На следующий день, в пятницу 24 февраля, я вышел из дома около девяти часов утра, сказав, что иду, как обычно в университет. Это была правда, я действительно туда направлялся, но на самом деле мне, прежде всего, хотелось посмотреть, что происходит в городе, и даже принять какое-то участие в событиях. Мне думалось, что вот в университете узнаю много нового, соберётся какой- нибудь студенческий митинг, и мне будет интересно на нём присутствовать. Я, да и многие другие, пожалуй, не представляли себе всю серьёзность наступающих событий для России. Добраться до университета оказалось, однако, невозможным. Дойдя до Литейного, я сразу заметил, что полиции, как вчера совсем не было, трамваи не ходили. По Литейному двигалось много народу, все шли по направлению к Невскому проспекту. Шли большими группами, молча, частью по тротуарам, но постепенно все, более захватывая улицу. На ней я скоро заметил конные отряды казаков, в несколько десятков каждый, а также отряды конной полиции в серых шинелях, более малочисленные. Толпа, увидев казаков, дрогнула и смутилась, но, заметив, что казаки держатся середины улицы и никого не трогают, осмелела и продолжала двигаться вперёд.
Образовалось какое-то сплошное шествие, тысячи народа; в большинстве рабочие по виду, но много студентов. Начали раздаваться революционные песни. Казаки, очевидно, получили приказ разогнать толпу. Они стали скакать на своих конях посредине широкого Литейного проспекта, махая в воздухе нагайками. Толпа опять шарахнулась, но, видя, что казаки их не трогают, а только скачут посредине улицы, люди опять осмелели.

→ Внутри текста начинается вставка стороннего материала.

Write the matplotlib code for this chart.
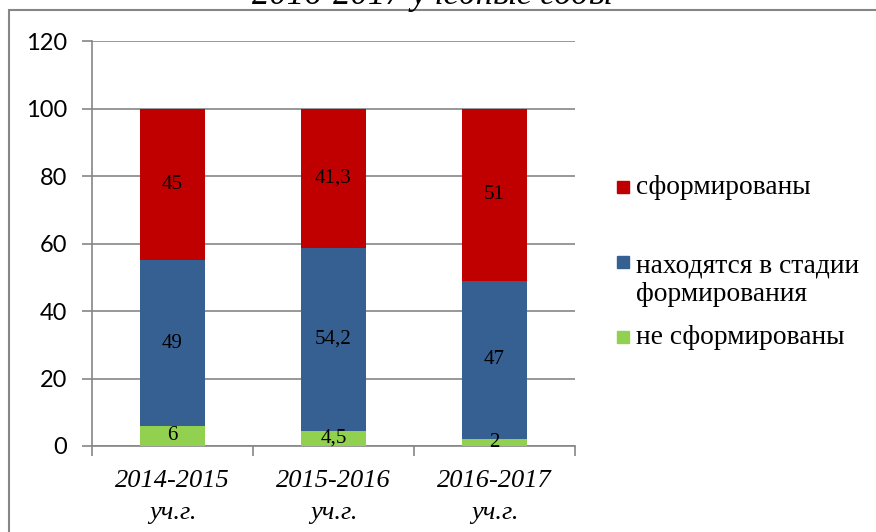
import matplotlib
matplotlib.use("Agg")
from matplotlib import pyplot as plt
from matplotlib.patches import Rectangle
import numpy as np

# data
categories = ["2014-2015\nуч.г.", "2015-2016\nуч.г.", "2016-2017\nуч.г."]
not_formed = [6, 4.5, 2]
in_progress = [49, 54.2, 47]
formed = [45, 41.3, 51]
series_names = ["сформированы", "находятся в стадии\nформирования", "не сформированы"]
title = "2016-2017 учебные годы"

RED = "#c00000"
BLUE = "#376092"
GREEN = "#92d050"
GRAY = "#868686"
SERIF = "Liberation Serif"


def fmt(v):
    # russian decimal comma
    s = ("%g" % v)
    return s.replace(".", ",")


fig = plt.figure(figsize=(8.76, 5.32), dpi=100)
ax = fig.add_axes([92 / 876, 1 - 446 / 532, (575 - 92) / 876, (446 - 41) / 532])

x = np.arange(len(categories))
w = 0.40
b1 = ax.bar(x, not_formed, w, color=GREEN, zorder=3)
b2 = ax.bar(x, in_progress, w, bottom=not_formed, color=BLUE, zorder=3)
bottom3 = np.array(not_formed) + np.array(in_progress)
b3 = ax.bar(x, formed, w, bottom=bottom3, color=RED, zorder=3)

for bars, vals in [(b1, not_formed), (b2, in_progress), (b3, formed)]:
    ax.bar_label(bars, labels=[fmt(v) for v in vals], label_type="center",
                 fontsize=15, family=SERIF, color="black", zorder=4)

ax.set_xlim(-0.5, len(categories) - 0.5)
ax.set_ylim(0, 120)
ax.set_yticks(np.arange(0, 121, 20))
ax.yaxis.grid(True, color=GRAY, lw=1.2, zorder=0)

ax.set_xticks(x)
ax.set_xticklabels(categories, fontsize=19, family=SERIF, style="italic",
                   linespacing=1.6)
ax.set_xticks(np.arange(-0.5, len(categories), 1), minor=True)
ax.tick_params(axis="x", which="major", length=0, pad=17)
ax.tick_params(axis="x", which="minor", length=7, width=1.2, color=GRAY)
ax.tick_params(axis="y", length=7, width=1.2, color=GRAY, pad=11,
               labelsize=17)
for lab in ax.get_yticklabels():
    lab.set_family("Lato")

for side in ["top", "right"]:
    ax.spines[side].set_visible(False)
for side in ["left", "bottom"]:
    ax.spines[side].set_color(GRAY)
    ax.spines[side].set_linewidth(1.2)

# legend drawn by hand so the spacing follows the original
leg_colors = [RED, BLUE, GREEN]
box_y = [187, 262, 337]
text_y = [187, 280, 338]
for name, col, by, ty in zip(series_names, leg_colors, box_y, text_y):
    fig.patches.append(Rectangle((617 / 876, 1 - (by + 6) / 532), 12 / 876, 12 / 532,
                                 transform=fig.transFigure, color=col))
    fig.text(636 / 876, 1 - ty / 532, name, fontsize=19.8, family=SERIF,
             va="center", ha="left", linespacing=1.17,
             transform=fig.transFigure)

# outer chart frame, cut off by the picture on the right and bottom
fig.patches.append(Rectangle((9 / 876, -0.1), 1.2, 1 - 10 / 532 + 0.1,
                             transform=fig.transFigure, fill=False,
                             edgecolor=GRAY, lw=1.5))

# title mostly cut off at the top, as in the source picture
fig.text(432 / 876, 1 - 4 / 532, title, fontsize=25, family=SERIF,
         style="italic", ha="center", va="baseline")

fig.savefig("out.png", dpi=100)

Раздались радостные крики: « Казаки с нами!» и даже «Ура казакам!». Напротив, на полицейских кричали: «Фараоны! Фараоны! Долой фараонов!»

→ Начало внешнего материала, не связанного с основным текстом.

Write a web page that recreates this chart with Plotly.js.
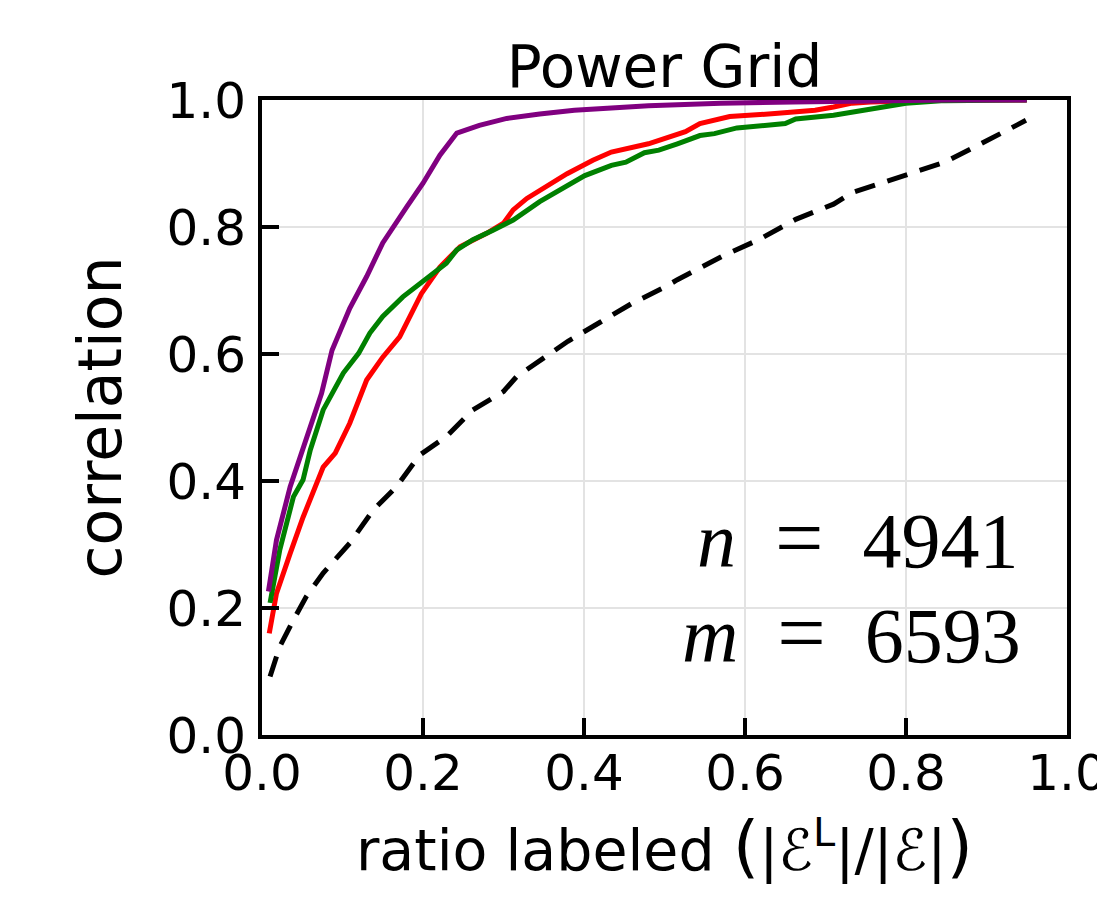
<!DOCTYPE html>
<html>
<head>
<meta charset="utf-8">
<script src="https://cdn.plot.ly/plotly-3.0.1.min.js"></script>
<style>html,body{margin:0;padding:0;background:#fff;}#chart{width:1097px;height:898px;}</style>
</head>
<body>
<div id="chart"></div>
<script>
// ---- data ----
const purpleX = [0.008,0.018,0.035,0.051,0.064,0.074,0.087,0.097,0.109,0.13,0.15,0.18,0.2,0.221,0.242,0.27,0.304,0.345,0.388,0.48,0.57,0.66,0.756,0.85,0.95];
const purpleY = [0.226,0.307,0.391,0.449,0.501,0.538,0.606,0.638,0.672,0.722,0.775,0.832,0.869,0.913,0.948,0.96,0.971,0.978,0.984,0.991,0.995,0.997,0.999,1.0,1.0];

const greenX = [0.01,0.022,0.039,0.051,0.06,0.076,0.101,0.12,0.134,0.15,0.175,0.204,0.229,0.242,0.262,0.287,0.312,0.345,0.374,0.401,0.434,0.452,0.475,0.493,0.516,0.544,0.562,0.59,0.65,0.663,0.71,0.733,0.756,0.80,0.848,0.95];
const greenY = [0.208,0.291,0.375,0.402,0.449,0.512,0.57,0.601,0.633,0.659,0.69,0.719,0.743,0.764,0.78,0.795,0.811,0.84,0.862,0.881,0.897,0.902,0.917,0.921,0.931,0.944,0.947,0.956,0.963,0.97,0.976,0.981,0.987,0.995,0.999,1.0];

const redX = [0.009,0.018,0.035,0.051,0.076,0.091,0.109,0.13,0.15,0.171,0.198,0.221,0.246,0.279,0.30,0.312,0.329,0.345,0.379,0.411,0.434,0.48,0.526,0.544,0.581,0.641,0.687,0.71,0.733,0.756,0.80,0.85,0.95];
const redY = [0.16,0.223,0.286,0.343,0.422,0.444,0.491,0.559,0.595,0.627,0.695,0.737,0.769,0.79,0.806,0.827,0.845,0.858,0.884,0.905,0.918,0.931,0.95,0.963,0.974,0.979,0.984,0.989,0.995,0.997,0.999,1.0,1.0];

const blackX = [0.01,0.022,0.039,0.055,0.076,0.109,0.138,0.167,0.196,0.229,0.262,0.30,0.316,0.341,0.38,0.42,0.46,0.5,0.516,0.572,0.617,0.663,0.71,0.733,0.80,0.848,0.893,0.949];
const blackY = [0.092,0.139,0.181,0.218,0.255,0.302,0.354,0.391,0.441,0.47,0.512,0.541,0.564,0.585,0.62,0.65,0.68,0.705,0.717,0.754,0.78,0.812,0.836,0.854,0.881,0.902,0.931,0.968];

const tickVals = [0, 0.2, 0.4, 0.6, 0.8, 1.0];
const tickText = ["0.0", "0.2", "0.4", "0.6", "0.8", "1.0"];
const titleText = "Power Grid";
const xTitle = "ratio labeled <span style='font-size:68px'>(</span>|ℰ<sup>L</sup>|/|ℰ|<span style='font-size:68px'>)</span>";
const yTitle = "correlation";
const statLines = [
  "<i>n</i>&nbsp; <span style='font-size:86px'>=</span>&nbsp; 4941",
  "<i>m</i>&nbsp; <span style='font-size:86px'>=</span>&nbsp; 6593"
];

// ---- figure ----
const FONT = "DejaVu Sans, sans-serif";
const traces = [
  {x: blackX, y: blackY, mode: "lines", line: {color: "#000000", width: 5, dash: "21px,13px"}},
  {x: redX, y: redY, mode: "lines", line: {color: "#ff0000", width: 5}},
  {x: greenX, y: greenY, mode: "lines", line: {color: "#008000", width: 5}},
  {x: purpleX, y: purpleY, mode: "lines", line: {color: "#800080", width: 5}}
];

const axisCommon = {
  range: [0, 1],
  tickvals: tickVals,
  ticktext: tickText,
  ticks: "inside",
  ticklen: 17,
  tickwidth: 4,
  tickcolor: "#000",
  showline: true,
  linecolor: "#000",
  linewidth: 4,
  mirror: true,
  showgrid: true,
  gridcolor: "#e3e3e3",
  gridwidth: 2,
  zeroline: false,
  ticklabeloverflow: "allow",
  tickfont: {family: FONT, size: 50, color: "#000"}
};

const layout = {
  width: 1097,
  height: 898,
  margin: {l: 262, r: 30, t: 100, b: 163},
  paper_bgcolor: "#fff",
  plot_bgcolor: "#fff",
  showlegend: false,
  title: {text: titleText, font: {family: FONT, size: 58, color: "#000"}, x: 0.5, xref: "paper", y: 1 - 67/898, yref: "container", yanchor: "middle"},
  xaxis: Object.assign({}, axisCommon, {
    ticklabelstandoff: -9,
    title: {text: xTitle, font: {family: FONT, size: 57, color: "#000"}, standoff: 30}
  }),
  yaxis: Object.assign({}, axisCommon, {
    ticklabelstandoff: 2,
    title: {text: yTitle, font: {family: FONT, size: 60, color: "#000"}, standoff: 26}
  }),
  annotations: [
    {xref: "paper", yref: "paper", x: 0.943, y: 0.31, xanchor: "right", yanchor: "middle", showarrow: false, text: statLines[0], font: {family: "Liberation Serif, serif", size: 78, color: "#000"}},
    {xref: "paper", yref: "paper", x: 0.945, y: 0.16, xanchor: "right", yanchor: "middle", showarrow: false, text: statLines[1], font: {family: "Liberation Serif, serif", size: 78, color: "#000"}}
  ]
};

Plotly.newPlot("chart", traces, layout, {displayModeBar: false, staticPlot: true});
</script>
</body>
</html>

Эти выкрики стали как бы лозунгом революции. Дальнейшее продвижение к Невскому было, по- видимому, преграждено казаками, или полицией на уровне Бассейной улицы, и толпа( или часть её, в которую я попал) свернула направо и стала отсюда продвигаться к Невскому, приблизительно по направлению Казанского собора. Как- то сразу, в один момент на нас с гиком и криками напали казаки, толпа бросилась бежать и была прижата к домам, но вскоре все заметили, что казаки только делают вид, что хлещут нагайками по спинам, а на самом деле бьют по воздуху. Опять паника сменяется торжеством. «Ура казакам!»- кричит толпа.

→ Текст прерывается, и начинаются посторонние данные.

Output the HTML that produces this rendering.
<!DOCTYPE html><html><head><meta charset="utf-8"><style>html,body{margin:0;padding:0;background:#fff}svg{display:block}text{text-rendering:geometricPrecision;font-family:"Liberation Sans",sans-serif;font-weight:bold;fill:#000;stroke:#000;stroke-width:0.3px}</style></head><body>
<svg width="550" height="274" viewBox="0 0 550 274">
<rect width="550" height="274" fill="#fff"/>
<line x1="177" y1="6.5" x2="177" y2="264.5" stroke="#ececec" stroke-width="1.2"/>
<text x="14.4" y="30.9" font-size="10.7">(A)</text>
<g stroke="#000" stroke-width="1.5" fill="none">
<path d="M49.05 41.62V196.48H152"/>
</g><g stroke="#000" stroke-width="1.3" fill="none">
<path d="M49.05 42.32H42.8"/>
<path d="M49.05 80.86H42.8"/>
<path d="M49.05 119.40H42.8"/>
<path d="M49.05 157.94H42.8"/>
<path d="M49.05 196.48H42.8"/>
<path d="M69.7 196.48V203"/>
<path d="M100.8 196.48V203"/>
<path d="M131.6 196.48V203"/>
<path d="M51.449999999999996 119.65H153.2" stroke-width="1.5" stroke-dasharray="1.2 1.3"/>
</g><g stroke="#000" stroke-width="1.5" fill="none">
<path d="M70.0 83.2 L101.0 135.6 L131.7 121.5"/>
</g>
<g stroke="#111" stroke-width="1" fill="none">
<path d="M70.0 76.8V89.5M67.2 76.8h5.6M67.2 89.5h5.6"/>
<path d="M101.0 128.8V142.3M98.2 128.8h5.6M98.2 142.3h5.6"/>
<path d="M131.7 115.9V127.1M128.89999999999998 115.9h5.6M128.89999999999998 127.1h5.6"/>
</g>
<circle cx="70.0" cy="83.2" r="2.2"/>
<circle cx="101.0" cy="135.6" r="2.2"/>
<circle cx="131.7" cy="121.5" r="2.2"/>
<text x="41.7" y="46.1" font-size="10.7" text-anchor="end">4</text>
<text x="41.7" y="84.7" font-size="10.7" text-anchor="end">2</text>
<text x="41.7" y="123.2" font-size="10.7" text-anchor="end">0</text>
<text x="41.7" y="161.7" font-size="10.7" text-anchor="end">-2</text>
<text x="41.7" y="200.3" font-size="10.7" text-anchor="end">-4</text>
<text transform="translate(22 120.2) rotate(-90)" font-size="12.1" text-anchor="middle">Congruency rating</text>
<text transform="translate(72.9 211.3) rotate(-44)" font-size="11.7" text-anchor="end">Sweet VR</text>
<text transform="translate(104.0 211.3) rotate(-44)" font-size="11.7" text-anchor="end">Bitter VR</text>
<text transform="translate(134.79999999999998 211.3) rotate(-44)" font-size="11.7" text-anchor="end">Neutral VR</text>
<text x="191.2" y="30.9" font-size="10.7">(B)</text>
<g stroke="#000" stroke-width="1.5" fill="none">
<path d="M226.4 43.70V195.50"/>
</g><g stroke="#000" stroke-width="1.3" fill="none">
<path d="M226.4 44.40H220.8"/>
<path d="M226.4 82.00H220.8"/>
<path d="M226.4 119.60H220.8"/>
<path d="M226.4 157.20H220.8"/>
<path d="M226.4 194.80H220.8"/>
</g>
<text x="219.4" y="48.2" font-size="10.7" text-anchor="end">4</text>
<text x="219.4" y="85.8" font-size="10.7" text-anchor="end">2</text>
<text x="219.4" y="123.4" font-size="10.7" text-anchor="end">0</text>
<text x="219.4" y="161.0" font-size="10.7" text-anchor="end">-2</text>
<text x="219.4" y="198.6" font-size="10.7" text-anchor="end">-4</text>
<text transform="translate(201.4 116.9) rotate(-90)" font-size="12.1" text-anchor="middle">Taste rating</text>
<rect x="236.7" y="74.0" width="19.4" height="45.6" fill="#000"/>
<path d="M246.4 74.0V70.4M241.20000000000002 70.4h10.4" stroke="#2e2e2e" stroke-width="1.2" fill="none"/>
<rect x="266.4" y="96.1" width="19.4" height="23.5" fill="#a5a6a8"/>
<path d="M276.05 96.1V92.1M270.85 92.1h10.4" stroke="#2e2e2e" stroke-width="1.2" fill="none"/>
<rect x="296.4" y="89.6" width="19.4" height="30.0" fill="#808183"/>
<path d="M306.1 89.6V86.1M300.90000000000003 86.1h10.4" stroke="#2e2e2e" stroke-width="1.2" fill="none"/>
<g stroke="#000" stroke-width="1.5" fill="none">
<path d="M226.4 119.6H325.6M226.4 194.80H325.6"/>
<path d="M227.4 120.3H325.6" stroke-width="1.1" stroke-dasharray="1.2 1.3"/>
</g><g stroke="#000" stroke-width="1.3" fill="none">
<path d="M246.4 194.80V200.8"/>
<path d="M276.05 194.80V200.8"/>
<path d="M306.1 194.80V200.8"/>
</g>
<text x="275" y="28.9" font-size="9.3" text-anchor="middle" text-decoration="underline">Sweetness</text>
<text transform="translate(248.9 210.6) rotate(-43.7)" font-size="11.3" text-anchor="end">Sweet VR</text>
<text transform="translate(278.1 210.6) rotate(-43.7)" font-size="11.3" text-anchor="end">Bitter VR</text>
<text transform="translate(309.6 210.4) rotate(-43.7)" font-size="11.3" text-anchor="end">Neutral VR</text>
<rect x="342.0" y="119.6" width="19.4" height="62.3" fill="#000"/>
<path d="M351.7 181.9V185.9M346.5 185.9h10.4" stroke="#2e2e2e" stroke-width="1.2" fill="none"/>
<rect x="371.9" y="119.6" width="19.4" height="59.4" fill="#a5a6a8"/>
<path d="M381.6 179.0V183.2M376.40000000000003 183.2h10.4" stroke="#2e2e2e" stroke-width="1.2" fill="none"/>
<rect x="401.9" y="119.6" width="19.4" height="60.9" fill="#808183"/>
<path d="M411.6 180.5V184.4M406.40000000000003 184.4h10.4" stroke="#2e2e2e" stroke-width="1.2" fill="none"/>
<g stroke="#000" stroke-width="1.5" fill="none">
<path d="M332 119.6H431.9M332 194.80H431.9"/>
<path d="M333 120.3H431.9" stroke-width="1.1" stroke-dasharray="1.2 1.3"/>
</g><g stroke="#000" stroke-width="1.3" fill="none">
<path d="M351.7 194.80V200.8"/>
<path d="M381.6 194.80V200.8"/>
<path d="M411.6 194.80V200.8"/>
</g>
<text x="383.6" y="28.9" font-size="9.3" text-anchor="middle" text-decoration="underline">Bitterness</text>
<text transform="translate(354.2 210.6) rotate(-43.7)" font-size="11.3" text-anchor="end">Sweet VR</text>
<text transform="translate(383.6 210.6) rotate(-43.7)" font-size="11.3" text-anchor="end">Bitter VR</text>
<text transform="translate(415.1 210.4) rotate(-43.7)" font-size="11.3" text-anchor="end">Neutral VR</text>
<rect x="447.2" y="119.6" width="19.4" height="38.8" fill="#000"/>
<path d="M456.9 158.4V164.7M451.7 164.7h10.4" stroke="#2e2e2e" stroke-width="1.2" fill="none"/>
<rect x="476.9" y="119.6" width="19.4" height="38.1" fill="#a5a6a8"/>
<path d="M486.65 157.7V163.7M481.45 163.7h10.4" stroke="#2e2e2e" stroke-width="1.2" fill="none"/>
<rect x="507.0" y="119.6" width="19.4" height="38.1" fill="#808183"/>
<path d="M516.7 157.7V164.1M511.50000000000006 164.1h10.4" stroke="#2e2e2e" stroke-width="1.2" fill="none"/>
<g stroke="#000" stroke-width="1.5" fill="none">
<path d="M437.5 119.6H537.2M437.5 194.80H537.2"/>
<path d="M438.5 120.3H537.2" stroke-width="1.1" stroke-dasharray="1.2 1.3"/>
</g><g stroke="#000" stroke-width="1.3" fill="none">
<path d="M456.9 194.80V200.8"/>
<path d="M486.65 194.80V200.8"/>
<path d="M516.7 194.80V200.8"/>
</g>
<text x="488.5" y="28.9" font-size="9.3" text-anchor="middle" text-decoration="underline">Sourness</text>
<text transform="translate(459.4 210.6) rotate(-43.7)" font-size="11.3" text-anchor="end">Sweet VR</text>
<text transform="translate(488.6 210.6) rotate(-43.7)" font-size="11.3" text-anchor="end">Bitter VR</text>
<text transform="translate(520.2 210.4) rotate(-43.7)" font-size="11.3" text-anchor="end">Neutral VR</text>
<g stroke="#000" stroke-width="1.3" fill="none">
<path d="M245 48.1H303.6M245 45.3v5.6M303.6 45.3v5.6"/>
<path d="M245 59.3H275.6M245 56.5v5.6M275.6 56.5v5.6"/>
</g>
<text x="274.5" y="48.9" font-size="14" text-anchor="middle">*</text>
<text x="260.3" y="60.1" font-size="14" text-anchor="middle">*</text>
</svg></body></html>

Дальше новая сцена. На этот раз на толпу в сотню- другую человек налетает отряд конных полицейских. Их совсем немного, всего каких- нибудь пять-десять человек максимум, но этого достаточно, чтобы толпа бросилась бежать и, прижатая к домам, залегла, стараясь подставить полицейским свои спины, а те стали лупцевать нагайками, тех, кто поближе подвернулся. Помню, недалеко от меня залёг какой-то студентик, полицейский усердно хлестал его по спине, на лице студента ярко было выражено чувство страха и паники, но отнюдь не боли. И действительно, как он потом рассказывал, его били совсем не «смертным боем».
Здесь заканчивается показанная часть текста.